Focus group testing has determined that ideational development was too narrowly focused in the political and satirical markets. Competing firms have demonstrated a significant advantage over Dennis in these markets, most likely owing to superior expertise in these areas.

Difficulties in manufacturing were largely the result of faulty quality control, specifically in the formation of coherent sentences, paragraphs, and overall post composition. Grammatical expertise is still lacking, resulting in inconsistent quality regarding capitalization, punctuation, and an ongoing shortage of style. Quality Control continues to address these problems, making significant progress in most areas. An overabundance of semi-colons continues to present a challenge. This work will be out-sourced in the future.

Marketing research continues to indicate declining opportunities for the cynical, semi-coherent, loosely structured product design of the past quarter and has proposed significant product redesigns to address these issues. Massive losses in the newly formed Satire Division continue to present the greatest threat to future profitability. Feasibility studies are under way to determine the best course of action regarding this division; options being discussed range from its possible absorption by the Snark and Snide Commentary Division to the possible sale of the division, whole or in part. Potential buyers have not yet been identified.

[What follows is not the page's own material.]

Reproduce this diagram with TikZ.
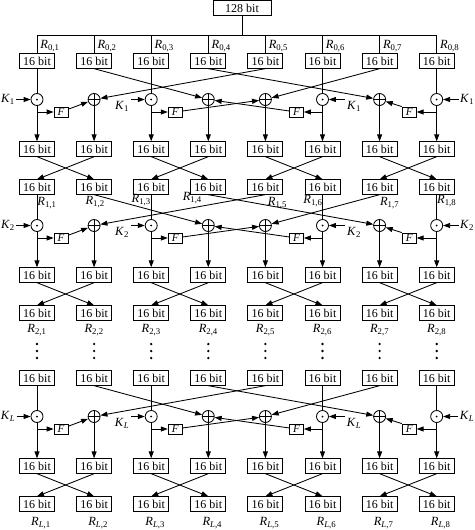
\documentclass[tikz,border=0pt]{standalone}
\usepackage{fontspec}
\setmainfont{Liberation Serif}
\usetikzlibrary{arrows.meta}

\tikzset{every picture/.style={line width=0.85pt}}
\tikzset{
	bitbox/.style={draw, minimum width=35pt, minimum height=14.5pt, inner sep=0pt, font=\fontsize{12}{13}\selectfont},
	fbox/.style={draw, minimum width=14pt, minimum height=10pt, inner sep=0pt, font=\fontsize{11}{12}\selectfont\itshape},
	mulop/.style={circle, draw, minimum size=12pt, inner sep=0pt,
		path picture={\fill (path picture bounding box.center) circle (1pt);}},
	addop/.style={circle, draw, minimum size=12pt, inner sep=0pt,
		path picture={\draw (path picture bounding box.north) -- (path picture bounding box.south)
			(path picture bounding box.west) -- (path picture bounding box.east);}},
	lbl/.style={inner sep=1pt, font=\fontsize{12.5}{14}\selectfont},
	>={Triangle[length=7pt,width=5pt]}}

\begin{document}
\begin{tikzpicture}[x=1pt,y=1pt,yscale=-1,xscale=1]
	\useasboundingbox (0,0) rectangle (474,530);

	% Shape: Rectangle, 128 bit block and bus
	\node[bitbox, minimum width=58pt] (top) at (242,8) {128 bit};
	\foreach \i in {1,...,8}
		\coordinate (j\i) at ({37+57.1*(\i-1)},35);
	\draw (top.south) -- (top.south |- j1);
	\draw (j1) -- (j8);

	% Shape: Rectangle, 16 bit rows
	\foreach \row/\y in {0/61,1/149,2/187,3/275,4/313,5/378,6/466,7/504}
		\foreach \i in {1,...,8}
			\node[bitbox] (b\row\i) at ({37+57.1*(\i-1)},\y) {16 bit};
	\foreach \i in {1,...,8}{
		\draw (j\i) -- (b0\i);
		\node[lbl, anchor=west] (r0\i) at ({39+57.1*(\i-1)},46) {\textit{R}\textsubscript{0,\i}};
	}

	% rounds
	\foreach \r/\up/\md/\dn/\k/\yo in {1/0/1/2/1/99.5, 2/2/3/4/2/225.5, 3/5/6/7/{\textit{L}}/416.5}{
		\foreach \i/\op in {1/mulop,2/addop,3/mulop,4/addop,5/addop,6/mulop,7/addop,8/mulop}
			\node[\op] (o\r\i) at ({37+57.1*(\i-1)},\yo) {};
		\foreach \i/\dx in {1/24,3/24,6/-26,8/-27.5}{
			\node[fbox] (f\r\i) at ({37+57.1*(\i-1)+\dx},\yo+12.5) {F};
			\coordinate (p\r\i) at ({37+57.1*(\i-1)},\yo+12.5);
			\draw (b\up\i) -- (o\r\i);
			\draw[->] (o\r\i) -- (b\md\i);
			\draw[->] (p\r\i) -- (f\r\i);
		}
		\foreach \i in {2,4,5,7}
			\draw[->] (o\r\i) -- (b\md\i);
		\foreach \a/\b in {5/2,2/4,7/5,4/7}
			\draw[->] (b\up\a.south) -- (o\r\b);
		\draw[->] (f\r1) -- (o\r2);
		\draw[->] (f\r3) -- (o\r5);
		\draw[->] (f\r6) -- (o\r4);
		\draw[->] (f\r8.north west) -- (o\r7);
		\foreach \a/\b in {1/2,2/1,3/4,4/3,5/6,6/5,7/8,8/7}
			\draw[->] (b\md\a.south) -- (b\dn\b.north);

		% Text Node, keys
		\node[lbl] (k\r1) at (8,\yo) {\textit{K}\textsubscript{\k}};
		\draw[->] (k\r1) -- (o\r1);
		\coordinate (t\r3) at (131,\yo);
		\node[lbl] (k\r3) at (122,\yo+7) {\textit{K}\textsubscript{\k}};
		\draw[->] (t\r3) -- (o\r3);
		\coordinate (t\r6) at (345,\yo);
		\node[lbl] (k\r6) at (354,\yo+7) {\textit{K}\textsubscript{\k}};
		\draw[->] (t\r6) -- (o\r6);
		\node[lbl] (k\r8) at (467,\yo) {\textit{K}\textsubscript{\k}};
		\draw[->] (k\r8) -- (o\r8);
	}

	% Text Node, round outputs
	\foreach \i/\dx/\y in {1/10/203,2/1/202,3/-10/200,4/-16/198,5/12/203,6/-9.5/201,7/10/203,8/10/201}
		\node[lbl] (r1\i) at ({37+57.1*(\i-1)+\dx},\y) {\textit{R}\textsubscript{1,\i}};
	\foreach \i in {1,...,8}{
		\node[lbl] (r2\i) at ({37+57.1*(\i-1)},330) {\textit{R}\textsubscript{2,\i}};
		\node[lbl] (rl\i) at ({41+57.1*(\i-1)},523) {\textit{R}\textsubscript{\textit{L},\i}};
		\foreach \d in {344,351,358}
			\fill ({37+57.1*(\i-1)},\d) circle (1.3);
	}

\end{tikzpicture}
\end{document}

2. Egotistical gratification. Forecasts predicting the complete vanquishing of Dennis’ foes for the attentions of specifically targeted area women went unmet. Dennis suffered a major loss when attempts to merge with the most desirable of these firms, Rachel Tiegarten, collapsed due to the merger of said firm with rival entity Joe Burdon. A second merger vigorously pursued with the firm of Lisa Davis was derailed when the aforementioned firm announced a new policy of mergers and acquisitions limited to like-kind companies, commonly known as “lesbianism.” Dennis remains committed to seeking out new merger opportunities and has identified several promising targets among firms which are somewhat older and viewed as less desirable by potential rivals.